Initiate the calls or messages to support patient use and offer them supplies as needed to support long-term use.

Run reports from adherence management software to report on patients’ progress and use it to engage the referral source on the progress of their patients.

Also Doty says providers should use a cloud-based data capture and management system, such as his company’s EncoreAnywhere system so that it can have current patient information and adherence rates, which they can then report their to physicians.

ROBYN PARROTT, RRT, PRESIDENT OF SLEEP SOLUTIONS HOME MEDICAL

Robyn Parrott“Our company does a lot of tracking of numbers,” Parrott says. “Quarterly, we review our mask refits to determine which are the best masks that do not require a refit.

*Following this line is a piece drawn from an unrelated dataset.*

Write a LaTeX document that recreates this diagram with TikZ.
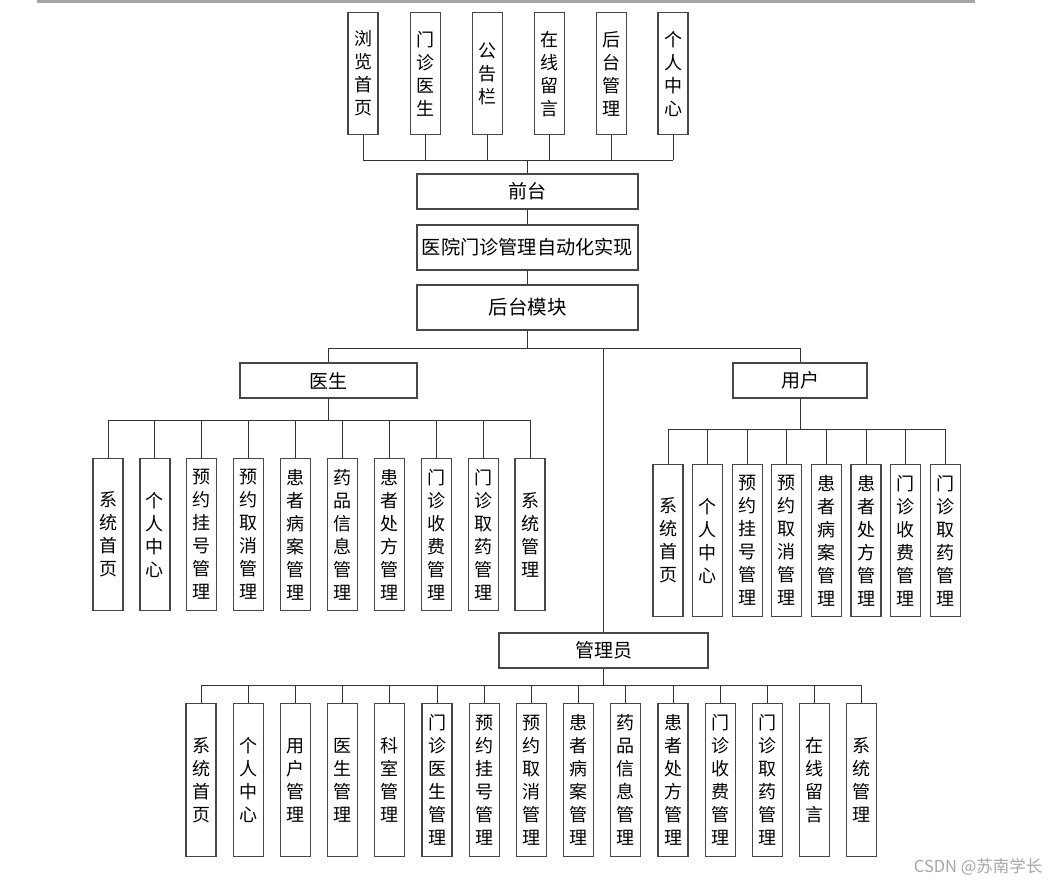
\documentclass[tikz,border=0pt]{standalone}
\usepackage{fontspec}
\newfontfamily\cjk{Noto Sans CJK SC}
\usetikzlibrary{positioning,calc}
\definecolor{cLine}{HTML}{333333}
\definecolor{cBox}{HTML}{474747}
\definecolor{cMark}{HTML}{A6A6A6}
\tikzset{
  box/.style={draw=cBox,line width=1.3pt,fill=white,inner sep=0pt,font=\cjk\fontsize{19}{20}\selectfont},
  vbox/.style={box,anchor=north,minimum width=30pt,align=center,font=\cjk\fontsize{18}{23}\selectfont},
  link/.style={draw=cLine,line width=1pt},
}
\begin{document}
\begin{tikzpicture}[x=1pt,y=-1pt]
  \useasboundingbox (0,0) rectangle (1062,884);
  \draw[cMark,line width=2.6pt] (37,1.5) -- (975,1.5);
  \foreach \x/\lbl [count=\i] in {363/浏\\览\\首\\页,425.5/门\\诊\\医\\生,487.5/公\\告\\栏,549.5/在\\线\\留\\言,611.5/后\\台\\管\\理,673/个\\人\\中\\心}
    \node[vbox,minimum height=122pt] (t\i) at (\x,12) {\lbl};
  \node[box,minimum width=221pt,minimum height=35pt] (front) at (527.5,191.5) {前台};
  \node[box,minimum width=221pt,minimum height=45pt,font=\cjk\fontsize{19.2}{20}\selectfont] (sys) at (527.5,247.5) {医院门诊管理自动化实现};
  \node[box,minimum width=221pt,minimum height=45pt,font=\cjk\fontsize{19.5}{20}\selectfont] (back) at (527.5,307.5) {后台模块};
  \coordinate (tbus) at (0,160);
  \foreach \i in {1,...,6} \draw[link] (t\i.south) -- (t\i.south |- tbus);
  \draw[link] (t1.south |- tbus) -- (t6.south |- tbus);
  \draw[link] (front.north |- tbus) -- (front.north);
  \draw[link] (front) -- (sys);
  \draw[link] (sys) -- (back);
  \node[box,minimum width=177pt,minimum height=35pt] (doc) at (328.5,380.5) {医生};
  \node[box,minimum width=134pt,minimum height=35pt] (usr) at (800,380.5) {用户};
  \node[box,minimum width=209pt,minimum height=35pt] (adm) at (603.5,650.5) {管理员};
  \coordinate (mbus) at (0,348);
  \draw[link] (back.south) -- (back.south |- mbus);
  \draw[link] (doc.north |- mbus) -- (usr.north |- mbus);
  \draw[link] (doc.north |- mbus) -- (doc.north);
  \draw[link] (usr.north |- mbus) -- (usr.north);
  \draw[link] (adm.north |- mbus) -- (adm.north);
  \def\dx{46.9}\def\ux{39.6}\def\ax{47.2}
  \foreach \lbl [count=\i] in {系\\统\\首\\页,个\\人\\中\\心,预\\约\\挂\\号\\管\\理,预\\约\\取\\消\\管\\理,患\\者\\病\\案\\管\\理,药\\品\\信\\息\\管\\理,患\\者\\处\\方\\管\\理,门\\诊\\收\\费\\管\\理,门\\诊\\取\\药\\管\\理,系\\统\\管\\理}
    \node[vbox,minimum height=152pt] (d\i) at ({108+(\i-1)*\dx},458) {\lbl};
  \coordinate (dbus) at (0,420);
  \foreach \i in {1,...,10} \draw[link] (d\i.north) -- (d\i.north |- dbus);
  \draw[link] (d1.north |- dbus) -- (d10.north |- dbus);
  \draw[link] (doc.south) -- (doc.south |- dbus);
  \foreach \lbl [count=\i] in {系\\统\\首\\页,个\\人\\中\\心,预\\约\\挂\\号\\管\\理,预\\约\\取\\消\\管\\理,患\\者\\病\\案\\管\\理,患\\者\\处\\方\\管\\理,门\\诊\\收\\费\\管\\理,门\\诊\\取\\药\\管\\理}
    \node[vbox,minimum height=152pt] (u\i) at ({668+(\i-1)*\ux},464) {\lbl};
  \coordinate (ubus) at (0,429);
  \foreach \i in {1,...,8} \draw[link] (u\i.north) -- (u\i.north |- ubus);
  \draw[link] (u1.north |- ubus) -- (u8.north |- ubus);
  \draw[link] (usr.south) -- (usr.south |- ubus);
  \foreach \lbl [count=\i] in {系\\统\\首\\页,个\\人\\中\\心,用\\户\\管\\理,医\\生\\管\\理,科\\室\\管\\理,门\\诊\\医\\生\\管\\理,预\\约\\挂\\号\\管\\理,预\\约\\取\\消\\管\\理,患\\者\\病\\案\\管\\理,药\\品\\信\\息\\管\\理,患\\者\\处\\方\\管\\理,门\\诊\\收\\费\\管\\理,门\\诊\\取\\药\\管\\理,在\\线\\留\\言,系\\统\\管\\理}
    \node[vbox,minimum height=153pt] (a\i) at ({201+(\i-1)*\ax},703) {\lbl};
  \coordinate (abus) at (0,685);
  \foreach \i in {1,...,15} \draw[link] (a\i.north) -- (a\i.north |- abus);
  \draw[link] (a1.north |- abus) -- (a15.north |- abus);
  \draw[link] (adm.south) -- (adm.south |- abus);
  \node[font=\cjk\fontsize{16.5}{16}\selectfont,text=cMark,anchor=east] (mark) at (1046,867) {CSDN @苏南学长};
\end{tikzpicture}
\end{document}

We have found that the pillow system mask requires the least amount of refits.”

Also providers must track adherence, which Parrott stresses is much different than compliance.

“Most DMEs are good at compliance but most are not good at adherence,” she notes. “After one year of usage our adherence rate is at 73 percent, meaning 73 percent of our patients are still using and ordering supplies. This is a good reference to market to the referral sources. We also market our patient compliance rate, which is 86.2 percent.”

JON YERBURY, VICE PRESIDENT OF MARKETING FOR THE AMERICAS FOR RESMED

Jon Yerbury“A traditional way of building sleep referrals is to have dedicated sales representatives who reach out to physicians, build relationships, discuss patient needs and how your business can meet them. Providing your referrals with presentations and product brochures that they can give out to their patients and have in their waiting rooms also helps solidify the partnerships you’re building with them,” Yerbury says.

“Utilizing the latest in technology can help connect you to your physicians and drive referrals. Patient compliance and therapy management systems, such as ResMed’s AirView, allow HME providers to link physicians to their patients and provide them real-time access to patient data in the cloud,” he continues. “This allows for better collaboration between care providers, as well as office efficiencies and less reliance on paperwork and faxing. HME providers should enter each of their referrals into a patient management system, and ensure that they know how to log in and access the data they need.

“It’s also important to proactively share patient compliance and therapy data early with referrals,” he adds. “This ensures that they have the reports they need and the ability to intervene or provide support for patients who are struggling. Showing referrals when a patient is struggling with their PAP pressure or high AHI, for instance, shows them that you are a trusted and valuable partner in keeping patients on track and improving their health outcomes.”

Providers should also help referral sources educate their patients can help foster stronger relationships, according to Yerbury. He says sleep businesses should provide referrals with patient support information, such as brochures, product displays and demonstration masks and devices.

He also highlights providing remote patient monitoring to referrals is important.

“HME providers must have a robust patient compliance and therapy management cloud-based software platform in order to show referral sources patient outcomes,” he says. “Remote monitoring of patients’ therapy allows HMEs to quickly share with physicians when patients have met compliance, and also highlights when therapy changes need to be made, such as a comfort or pressure setting. Reports can be sent electronically to referring physicians, or the referring physician can log in and access the data themselves.”

In summary, Yerbury advises providers to focus on the following in order to drive referrals:

A combination of therapies that benefit the vast majority of patients.

Education materials to physicians, sleep specialists and their patients to help increase awareness of sleep apnea and referrals to your business.

Accessible and actionable data through connected care solutions that efficiently monitor and help improve patient outcomes.

“From retail to HMEs, everyone is invested in creating good data and making sure it offers good decisions — far beyond data for data’s sake,” he adds.